Twyla Tharp dance is at the David H. Koch Theater November 17 through 22.
at 74, choreographer Twyla Tharp is overdue for a breather: She’s created more than 160 works for classical ballet companies; her own modern troupe, Twyla Tharp Dance; and Broadway. But for her group’s golden anniversary, the dance icon is touring with two major new pieces: Preludes and Fugues, set to pieces from Bach, and Yowzie, propelled by a jazz score. Here, Tharp explains how her artistic past has informed her still very active present.
It’s allconnected
“The first musical lesson I had was the keyboard,” Tharp says, “so the feel of music was programmed into my hands. I also played viola, which means the rhythm of the bow, the pull of the muscles of the back, is something I feel. Movement produces all the other art forms.”
An art for everyone
Growing up in Indiana, Tharp worked, and learned, at her parents’ drive-in movie theater. “[The actors’] movements were designed for a wide public base, and I’ve always understood that to be a possibility. What I do should communicate something to everybody. I’m the old-fashioned showman.”
Feeling is knowing
To help achieve that inclusiveness, Tharp’s movements are often grounded in pedestrian gestures. “Folks can connect with simple actions: running, walking, skipping, hopping.

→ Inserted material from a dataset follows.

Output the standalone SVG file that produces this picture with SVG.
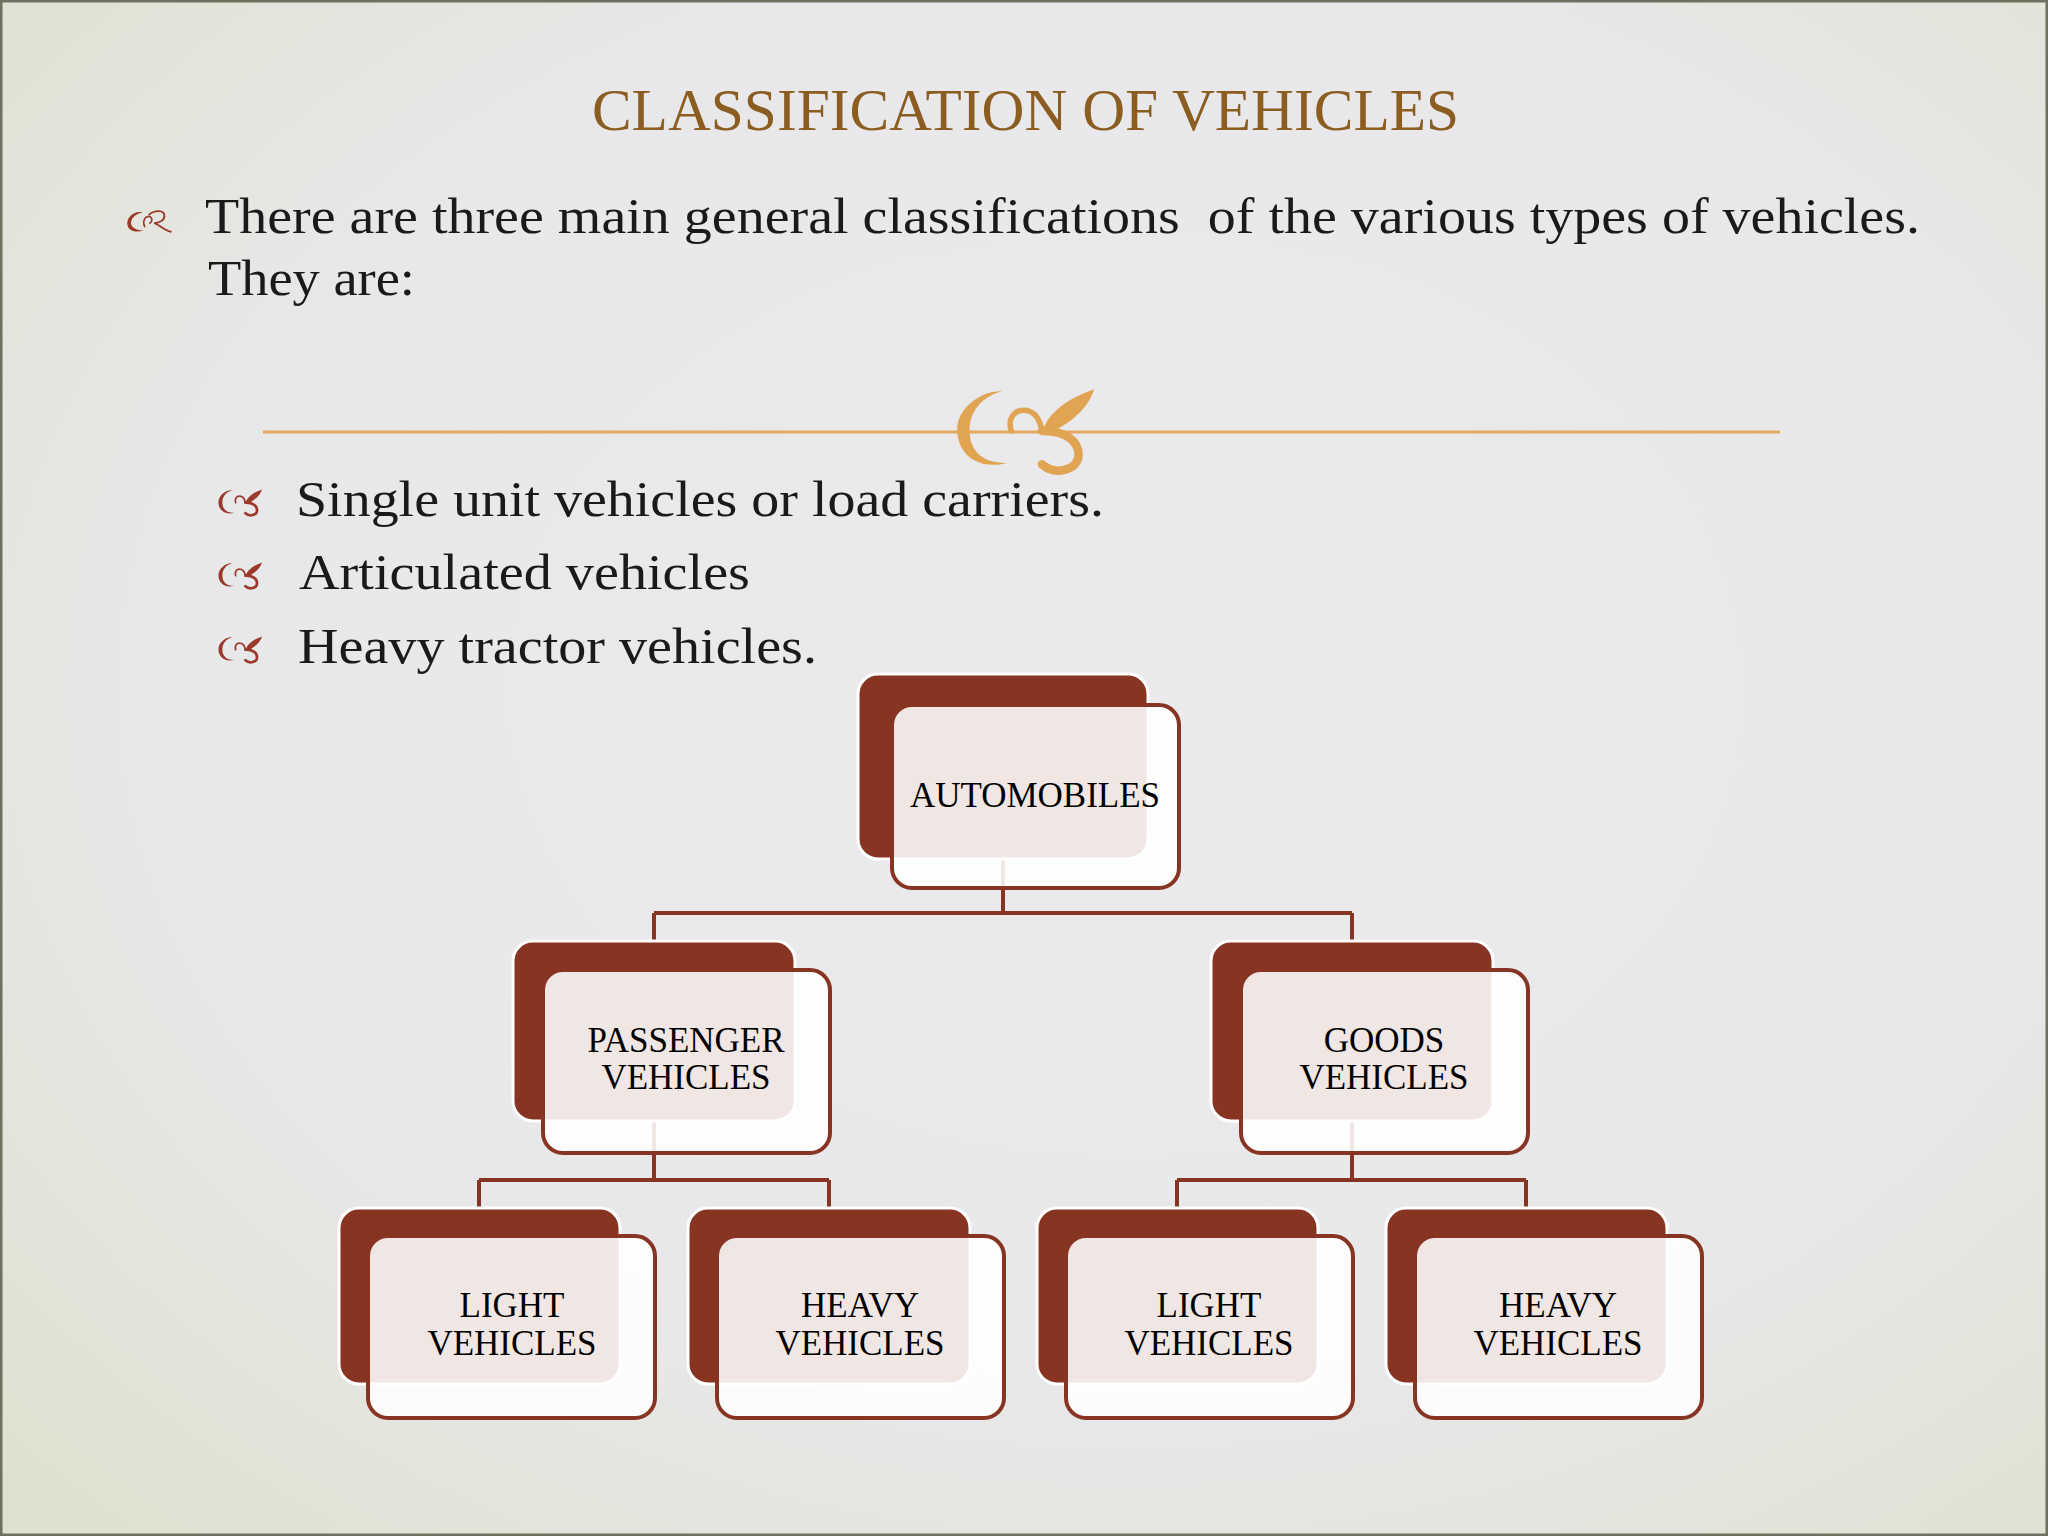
<svg xmlns="http://www.w3.org/2000/svg" xmlns:xlink="http://www.w3.org/1999/xlink" width="2048" height="1536" viewBox="0 0 2048 1536">
  <defs>
    <radialGradient id="bg" cx="0.55" cy="0.45" r="0.75">
      <stop offset="0" stop-color="#EBEBED"/>
      <stop offset="0.6" stop-color="#E8E8EA"/>
      <stop offset="1" stop-color="#DFE1CF"/>
    </radialGradient>
    <symbol id="orn" viewBox="40 20 440 270">
      <path d="M 190 30 C 130 25, 50 80, 52 150 C 55 230, 120 272, 205 250 C 135 252, 90 218, 90 150 C 90 90, 130 45, 190 30 Z"/>
      <path d="M 218 152 C 206 115, 226 88, 256 88 C 288 88, 305 115, 312 150" fill="none" stroke="currentColor" stroke-width="17" stroke-linecap="round"/>
      <path d="M 316 150 C 330 95, 395 50, 472 24 C 458 78, 398 132, 330 160 Z"/>
      <path d="M 312 152 C 385 150, 428 185, 424 230 C 420 272, 352 290, 312 254" fill="none" stroke="currentColor" stroke-width="26" stroke-linecap="round"/>
    </symbol>
    <symbol id="orn1" viewBox="40 50 155 85">
      <path d="M 97 67 C 70 60, 44 85, 50 108 C 55 126, 76 131, 102 124 C 80 124, 61 115, 61 100 C 61 82, 80 70, 97 67 Z"/>
      <path d="M 104 112 C 96 96, 104 78, 118 80 C 129 82, 129 96, 120 101" fill="none" stroke="currentColor" stroke-width="5" stroke-linecap="round"/>
      <path d="M 118 74 C 134 60, 166 57, 166 78 C 166 95, 142 100, 134 101 C 152 106, 164 124, 186 128" fill="none" stroke="currentColor" stroke-width="6" stroke-linecap="round"/>
    </symbol>
  </defs>
  <style>
    .serif { font-family: "Liberation Serif", "Times New Roman", serif; }
    .title { font-size: 59px; fill: #8C5D20; }
    .body { font-size: 51px; fill: #1A1A1A; }
    .lbl { font-size: 35px; fill: #000; text-anchor: middle; }
    .back { fill: #873423; stroke: #FFFFFF; stroke-width: 3; }
    .front { fill: #FFFFFF; fill-opacity: 0.88; stroke: #873423; stroke-width: 4; }
    .conn { fill: none; stroke: #873423; stroke-width: 4; }
    .bul { fill: #9B3A2B; color: #9B3A2B; }
    .gold { fill: #E0A452; color: #E0A452; }
  </style>

  <rect x="0" y="0" width="2048" height="1536" fill="url(#bg)"/>
  <rect x="1" y="1" width="2046" height="1534" fill="none" stroke="#6E7160" stroke-width="3"/>

  <g id="title">
    <text class="serif title" x="592" y="130" textLength="867" lengthAdjust="spacingAndGlyphs">CLASSIFICATION OF VEHICLES</text>
  </g>

  <g id="intro">
    <use href="#orn1" xlink:href="#orn1" class="bul" x="124" y="207" width="50" height="27"/>
    <text class="serif body" x="205" y="233" xml:space="preserve" textLength="1715" lengthAdjust="spacingAndGlyphs">There are three main general classifications  of the various types of vehicles.</text>
    <text class="serif body" x="208" y="295" textLength="207" lengthAdjust="spacingAndGlyphs">They are:</text>
  </g>

  <g id="divider">
    <line x1="263" y1="432" x2="1780" y2="432" stroke="#E2AA5E" stroke-width="3"/>
    <use href="#orn" xlink:href="#orn" class="gold" x="953" y="388" width="144" height="88"/>
  </g>

  <g id="list">
    <use href="#orn" xlink:href="#orn" class="bul" x="217" y="489" width="46" height="28"/>
    <text class="serif body" x="296" y="516" textLength="808" lengthAdjust="spacingAndGlyphs">Single unit vehicles or load carriers.</text>
    <use href="#orn" xlink:href="#orn" class="bul" x="217" y="562" width="46" height="28"/>
    <text class="serif body" x="299" y="589" textLength="451" lengthAdjust="spacingAndGlyphs">Articulated vehicles</text>
    <use href="#orn" xlink:href="#orn" class="bul" x="217" y="636" width="46" height="28"/>
    <text class="serif body" x="298" y="663" textLength="519" lengthAdjust="spacingAndGlyphs">Heavy tractor vehicles.</text>
  </g>

  <g id="connectors">
    <path class="conn" d="M 1003 859 V 913 M 654 913 H 1352 M 654 913 V 941 M 1352 913 V 941"/>
    <path class="conn" d="M 654 1121 V 1180 M 479 1180 H 829 M 479 1180 V 1208 M 829 1180 V 1208"/>
    <path class="conn" d="M 1352 1121 V 1180 M 1177 1180 H 1526 M 1177 1180 V 1208 M 1526 1180 V 1208"/>
  </g>

  <g id="node-automobiles">
    <rect class="back" x="858" y="674" width="290" height="185" rx="20"/>
    <rect class="front" x="892" y="705" width="287" height="183" rx="20"/>
    <text class="serif lbl" x="1035" y="807">AUTOMOBILES</text>
  </g>

  <g id="node-passenger">
    <rect class="back" x="513" y="941" width="282" height="180" rx="20"/>
    <rect class="front" x="543" y="970" width="287" height="183" rx="20"/>
    <text class="serif lbl" x="686" y="1052">PASSENGER</text>
    <text class="serif lbl" x="686" y="1089">VEHICLES</text>
  </g>

  <g id="node-goods">
    <rect class="back" x="1211" y="941" width="282" height="180" rx="20"/>
    <rect class="front" x="1241" y="970" width="287" height="183" rx="20"/>
    <text class="serif lbl" x="1384" y="1052">GOODS</text>
    <text class="serif lbl" x="1384" y="1089">VEHICLES</text>
  </g>

  <g id="node-light-passenger">
    <rect class="back" x="339" y="1208" width="281" height="176" rx="20"/>
    <rect class="front" x="368" y="1236" width="287" height="182" rx="20"/>
    <text class="serif lbl" x="512" y="1317">LIGHT</text>
    <text class="serif lbl" x="512" y="1355">VEHICLES</text>
  </g>

  <g id="node-heavy-passenger">
    <rect class="back" x="688" y="1208" width="282" height="176" rx="20"/>
    <rect class="front" x="717" y="1236" width="287" height="182" rx="20"/>
    <text class="serif lbl" x="860" y="1317">HEAVY</text>
    <text class="serif lbl" x="860" y="1355">VEHICLES</text>
  </g>

  <g id="node-light-goods">
    <rect class="back" x="1037" y="1208" width="281" height="176" rx="20"/>
    <rect class="front" x="1066" y="1236" width="287" height="182" rx="20"/>
    <text class="serif lbl" x="1209" y="1317">LIGHT</text>
    <text class="serif lbl" x="1209" y="1355">VEHICLES</text>
  </g>

  <g id="node-heavy-goods">
    <rect class="back" x="1386" y="1208" width="281" height="176" rx="20"/>
    <rect class="front" x="1415" y="1236" width="287" height="182" rx="20"/>
    <text class="serif lbl" x="1558" y="1317">HEAVY</text>
    <text class="serif lbl" x="1558" y="1355">VEHICLES</text>
  </g>
</svg>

They know what that feels like.”
Steps alone aren’t style
Despite her ideas about what audiences respond to, Tharp dismisses any notion of having a distinct style. “If I knew what that was, I would avoid it,” she says. Instead, her approach is “about reconfirmation and reanalyzing whether something is truly necessary” in a given dance.
Experience complicates things
“My first piece had very little movement; that’s all I believed I knew. I’ve changed, but it’s not made it any easier, because the more tools you have, the more you want to use them.”